2. **Think about the derivative:** The derivative tells us the "rate of change" or "slope" of the function. For complex functions, we look at what happens when we make a tiny change to $z$, let's call that change $\Delta z$. The derivative is found by looking at the limit of $\frac{f(z + \Delta z) - f(z)}{\Delta z}$ as $\Delta z$ gets super, super tiny (approaches zero).

3. **Apply to our function:** Let's plug $f(z) = \bar{z}$ into the derivative idea:
$$ \frac{f(z + \Delta z) - f(z)}{\Delta z} = \frac{\overline{(z + \Delta z)} - \bar{z}}{\Delta z} $$
Since the conjugate of a sum is the sum of the conjugates ($\overline{a+b} = \bar{a} + \bar{b}$), we get:
$$ \frac{\bar{z} + \overline{\Delta z} - \bar{z}}{\Delta z} = \frac{\overline{\Delta z}}{\Delta z} $$
So, to find the derivative, we need to see what $\frac{\overline{\Delta z}}{\Delta z}$ approaches as $\Delta z$ gets tiny and goes to zero.

4. **Test different directions for $\Delta z$:** For a derivative to exist, this ratio must approach the *same* value no matter how $\Delta z$ gets to zero.
* **Case 1: $\Delta z$ is a tiny real number.** Let's say $\Delta z = h$, where $h$ is a very small real number (like 0.001 or -0.00001).
Then $\overline{\Delta z} = \bar{h} = h$.
So, the ratio becomes $\frac{h}{h} = 1$.

* **Case 2: $\Delta z$ is a tiny imaginary number.** Let's say $\Delta z = ih$, where $h$ is a very small real number.
Then $\overline{\Delta z} = \overline{ih} = -ih$.
So, the ratio becomes $\frac{-ih}{ih} = -1$.

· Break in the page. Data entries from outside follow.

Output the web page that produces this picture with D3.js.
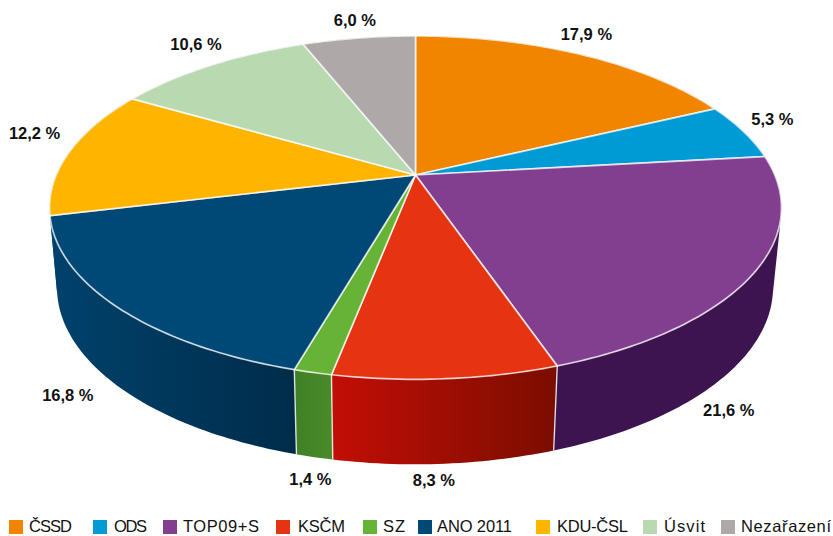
<!DOCTYPE html>
<html>
<head>
<meta charset="utf-8">
<script src="https://cdn.jsdelivr.net/npm/d3@7/dist/d3.min.js"></script>
<style>
html, body { margin: 0; padding: 0; background: #fff; }
svg { display: block; }
text { font-family: "Liberation Sans", sans-serif; fill: #111; }
.pct { font-size: 16.5px; font-weight: 700; text-anchor: middle; dominant-baseline: central; }
.leg { font-size: 16.5px; }
</style>
</head>
<body>
<div id="chart"></div>
<script>
const parties = ["ČSSD", "ODS", "TOP09+S", "KSČM", "SZ", "ANO 2011", "KDU-ČSL", "Úsvit", "Nezařazení"];
const shares = [17.9, 5.3, 21.6, 8.3, 1.4, 16.8, 12.2, 10.6, 6.0];

const topColors = ["#f28500", "#009ad4", "#823f90", "#e63312", "#66b336", "#004876", "#ffb400", "#b9d9b0", "#aea8a8"];
// KDU-ČSL wall only shows as a sliver next to ANO, the reference has it in ANO's colour
const sideLeft = ["#a85c00", "#006b94", "#3d1450", "#c20e06", "#3f8026", "#00426c", "#00426c", "#81987b", "#7a7676"];
const sideRight = ["#a85c00", "#006b94", "#3d1450", "#7a0d00", "#4a8a2a", "#002c4a", "#00426c", "#81987b", "#7a7676"];

// layout only
const legendX = [9, 93, 163, 276, 363, 418, 536, 643, 721];
const legendGap = [20, 21, 20, 22, 20, 19, 21, 21, 20];
const legendWidth = [43, 33, 76, 47, 22, 75, 71, 41, 90];
const labelRim = ["top", "top", "bottom", "bottom", "bottom", "bottom", "top", "top", "top"];
const labelNudge = [[6, -20], [29, -12], [-17, 55], [-11, 16], [-4, 22], [-55, 5], [-35, -19], [-15, -21], [-4, -18]];

const width = 833, height = 536;

// perspective of the disc: k is the foreshortening, rims share it
const k = 0.19;
const rims = {
    top: { x0: 415.5, y0: 175, a: 359.3, b: 165.5 },
    bottom: { x0: 415, y0: 253.8, a: 351.5, b: 170.5 }
};

function project(angle, rim) {
    const u = Math.sin(angle), v = -Math.cos(angle);
    const den = 1 - k * v;
    return [rim.x0 + rim.a * u / den, rim.y0 + rim.b * v / den];
}

function samples(d) {
    const n = Math.max(2, Math.ceil((d.endAngle - d.startAngle) / (Math.PI / 180)));
    return d3.range(n + 1).map(i => d.startAngle + (d.endAngle - d.startAngle) * i / n);
}

const color = d3.scaleOrdinal(parties, topColors);
const legendPos = d3.scaleOrdinal(parties, legendX);

const pie = d3.pie().value(d => d.share).sort(null);
const slices = pie(parties.map((p, i) => ({ party: p, share: shares[i], index: i })));

const svg = d3.select("#chart").append("svg")
    .attr("width", width)
    .attr("height", height);

const defs = svg.append("defs");
const line = d3.line();

// side wall, one quad per sampled step so the outline stays tangent at the edges
function wallPath(d) {
    const ang = samples(d);
    let s = "";
    for (let i = 0; i < ang.length - 1; i++) {
        const quad = [project(ang[i], rims.top), project(ang[i + 1], rims.top),
            project(ang[i + 1], rims.bottom), project(ang[i], rims.bottom)];
        // same winding for all quads, or the overlaps at the silhouette cancel out
        if (d3.polygonArea(quad) < 0) quad.reverse();
        s += line(quad) + "Z";
    }
    return s;
}

function topPath(d) {
    return line([[rims.top.x0, rims.top.y0], ...samples(d).map(a => project(a, rims.top))]) + "Z";
}

slices.forEach(d => {
    const xs = samples(d).map(a => project(a, rims.top)[0]);
    const g = defs.append("linearGradient")
        .attr("id", "side" + d.data.index)
        .attr("gradientUnits", "userSpaceOnUse")
        .attr("x1", d3.min(xs)).attr("x2", d3.max(xs))
        .attr("y1", 0).attr("y2", 0);
    g.append("stop").attr("offset", 0).attr("stop-color", sideLeft[d.data.index]);
    g.append("stop").attr("offset", 1).attr("stop-color", sideRight[d.data.index]);
});

svg.append("g").selectAll("path")
    .data(slices)
    .join("path")
    .attr("d", wallPath)
    .attr("fill", d => "url(#side" + d.data.index + ")");

// light seams between the walls, front slices only
svg.append("g").selectAll("line")
    .data(slices.filter(d => d.startAngle > Math.PI * 0.6 && d.startAngle < Math.PI * 1.2))
    .join("line")
    .attr("x1", d => project(d.startAngle, rims.top)[0])
    .attr("y1", d => project(d.startAngle, rims.top)[1])
    .attr("x2", d => project(d.startAngle, rims.bottom)[0])
    .attr("y2", d => project(d.startAngle, rims.bottom)[1])
    .attr("stroke", "#fff")
    .attr("stroke-opacity", 0.8)
    .attr("stroke-width", 1.4);

svg.append("g").selectAll("path")
    .data(slices)
    .join("path")
    .attr("d", topPath)
    .attr("fill", d => color(d.data.party))
    .attr("stroke", "#fff")
    .attr("stroke-opacity", 0.75)
    .attr("stroke-width", 1.7)
    .attr("stroke-linejoin", "round");

const fmt = v => v.toFixed(1).replace(".", ",") + " %";

svg.append("g").selectAll("text")
    .data(slices)
    .join("text")
    .attr("class", "pct")
    .attr("x", d => {
        const i = d.data.index;
        return project((d.startAngle + d.endAngle) / 2, rims[labelRim[i]])[0] + labelNudge[i][0];
    })
    .attr("y", d => {
        const i = d.data.index;
        return project((d.startAngle + d.endAngle) / 2, rims[labelRim[i]])[1] + labelNudge[i][1];
    })
    .text(d => fmt(d.data.share));

const legend = svg.append("g").selectAll("g")
    .data(parties)
    .join("g")
    .attr("transform", d => "translate(" + legendPos(d) + ",520)");

legend.append("rect")
    .attr("width", 14)
    .attr("height", 14)
    .attr("fill", d => color(d));

legend.append("text")
    .attr("class", "leg")
    .attr("x", (d, i) => legendGap[i])
    .attr("y", 12)
    .attr("textLength", (d, i) => legendWidth[i])
    .text(d => d);
</script>
</body>
</html>
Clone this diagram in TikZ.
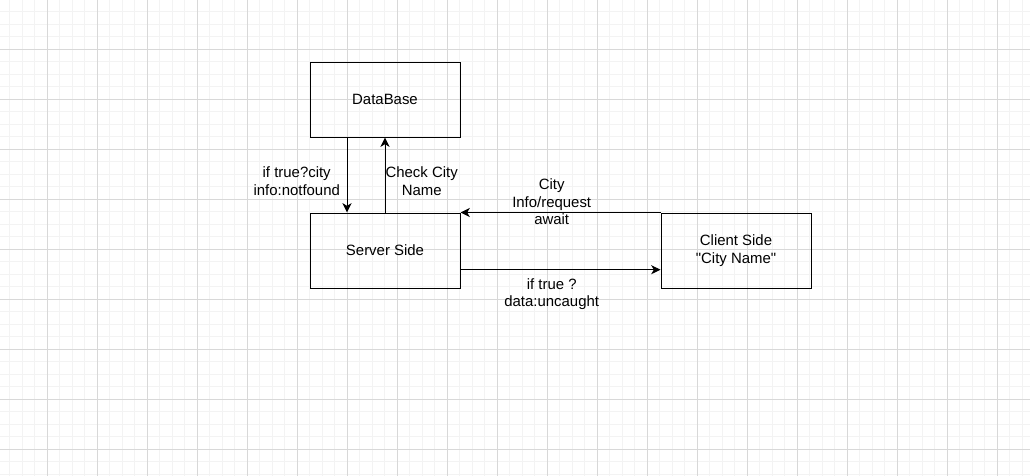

5. **Conclusion:** We got two different results (1 and -1) when $\Delta z$ approached zero from different directions. This is like saying a hill has two different "slopes" at the exact same spot, which doesn't make sense! Since the "slope" isn't consistent, the derivative doesn't exist anywhere for this function. That's why $f(z)=\bar{z}$ is nowhere differentiable.